Back in February I wrote about a love sonnet by Elizabeth Barrett Browning. Today, I’m analyzing a poem by her husband, Robert Browning, who was also a famous poet. The poem is called “Prospice,” which is a Latin term meaning to examine the future, or look toward the future. The title is fitting for the poem, which is the author’s conceptualization of death. Browning views death as the final battle in life, but it is a challenge he accepts fully.
He opens the poem with the question, “Fear death?” (1) as if to mock the typical fright that people associate with it. He describes a kind of storm that leads him to this final event in life: “When the snows begin, and the blasts denote/I am nearing the place…the post of the foe” (2-3). Though Browning refers to death as “the foe,” he does so in order to, once again, portray the common misconception most people have concerning death. Browning continues this metaphor with the lines, “Where he stands, the Arch Fear in a visible form,/Yet the strong man must go” (4). By capitalizing “Arch Fear,” the poet personifies death as “a visible form,” something concrete and real. However, Browning is ready to face him, for “the strong man must go.”

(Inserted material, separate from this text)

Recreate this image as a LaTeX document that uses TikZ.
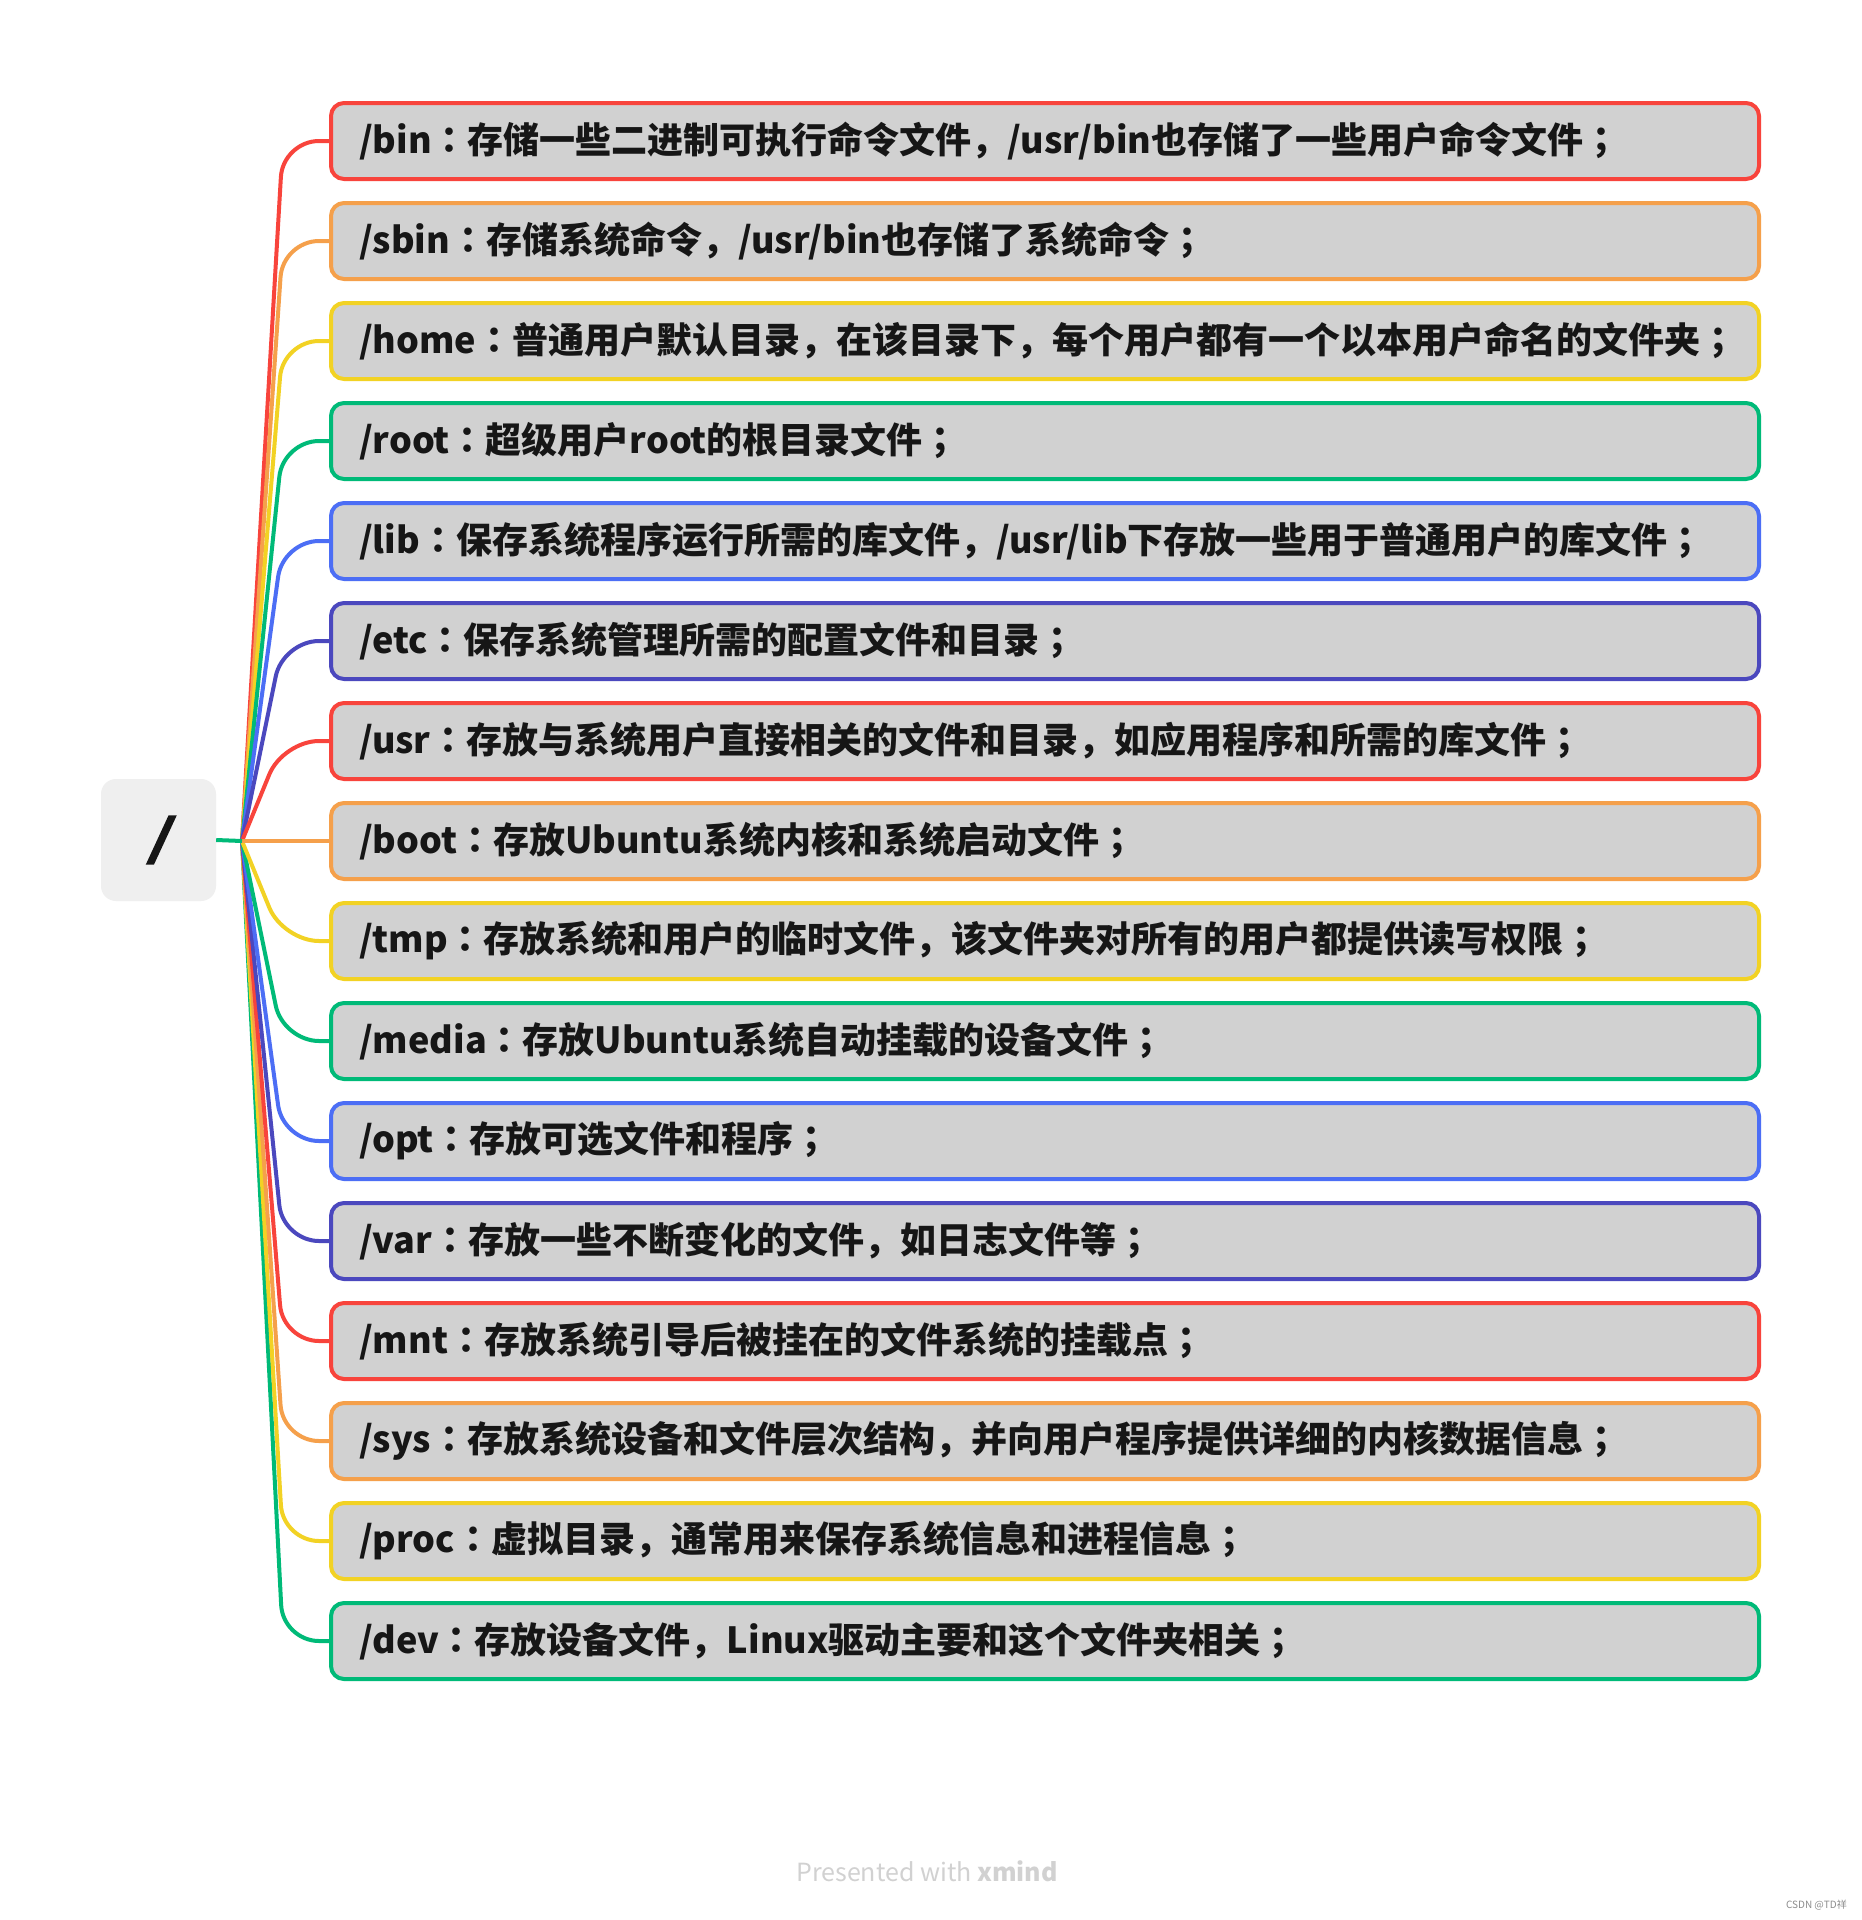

Robert Browning paints death as a glorious battle that transpires after we have conquered life: “For the journey is done and the summit attained…Though a battle’s to fight ere the guerdon be gained” (5-6). “Guerdon” means “reward,” and thus we must triumph over death in order to achieve our final peace. Browning is more than willing to take this on: “I was ever a fighter, so—one fight more,/The best and the last!” (7). Death is the “best” fight, because it gives us the highest recompense. Browning elaborates on his excitement:
I would hate that death bandaged my eyes, and forbore,
And bade me creep past.
No! let me taste the whole of it, fare like my peers
The heroes of old (8-9)
The author doesn’t want death to merely let him past; he is eager to fight, wants to “taste the whole of it,” because it means he will enjoy his victory that much more. He wants to be like “the heroes of old.” Browning explains this, stating, “For sudden the worst turns the best to the brave” (11). In an instant, the terrifying prospect that is death is over, and leads to “the best,” the afterlife, for those that are willing to face death. Because, as Browning says, the end result is something worth fighting for. He imagines it as reuniting with his wife, who has passed away:
…the elements’ rage…Shall change, shall become first a peace out of pain,
Then a light, then thy breast,
O thou soul of my soul! I shall clasp thee again,
And with God be the rest! (12-14)
All the tumult that surrounds the battle with death soon “change[s],” evolving into a “peace,” then into “a light” that guides us, finally, to our loved ones. To Browning, death may be a battle, but it is one that is over quickly, and which ends with such an amazing reward that it is worth enduring.